Sunday, October 5, 2014

Salvage the Bones by Jesmyn Ward


 A family comes under intense pressures in the days before Hurricane Katrina

Fourteen year old Esch lives in the backwoods of coastal Mississippi with her family, which consists of a drunken widowed father, and three brothers: basketball playing Randall, pit bull loving Skeetah and seven year old Junior. The story begins with dad haphazardly urging the kids to prepare for the hurricane by having them fill jars with water and stock up on extra boxes of Ramen noodles. All the children except for Junior have their own high-stakes problems. First of all, classically educated Esch is coming to the understanding that she is pregnant. She’s had many sexual partners among her brothers’ friends although she is certain the father is Manny, a boy she loves who cares nothing for her. Meanwhile, Skeetah’s beloved dog, China, just birthed a litter of puppies. Skeetah desperately tries to keep the small blind puppies alive, and ward off the fatal infection parvo. But one by one, the dogs sicken and Skeetah gets desperate for pricey medicine. Randall dreams of entry to an exclusive basketball camp, dependent upon his good behavior and more to the point, the good behavior of his family. Their dreams are jeopardized by their own choices, and finally by the impending chaos of Katrina. The storm comes, the floods roll in and the desperate family escapes to the roof of their house.

Wow, what great writing. This book really succeeds at world creation. I was completely sucked into the narrative, the stakes for each character rising each humid day before the storm.  Ward plunges the reader into Esch’s intense bloodily violent world and never lets up. The Michael Vick situation became a lot clearer – pit bull fights deep in the woods gives the boys' circumscribed lives meaning. The plotting is clever – each family member’s desires and motivations are depicted in painful snatches, just enough to carry the action along.

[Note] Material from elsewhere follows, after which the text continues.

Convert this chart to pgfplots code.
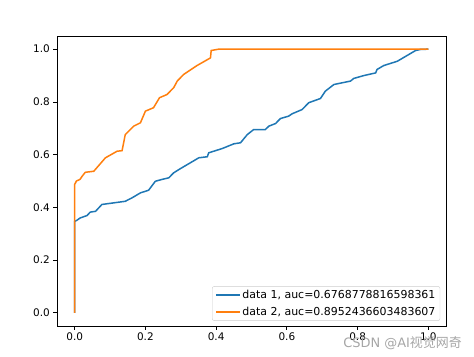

Although I have no idea what the title means – the bones coming out of the flooded graveyard? And, every so often, Esch likens her love situation to Medea’s, which jarred a little as the insertions didn’t feel seamless. There were also an awful lot of boys, between Esch’s brothers and her sex partners -- I started to get them mixed up. There’s a great flood scene at the end, which reminded me of other great flood scenes from Their Eyes Were Watching God and Jayne Anne Phillips's Lark and Termite. There’s nothing like a good flood scene to get everything out on the table.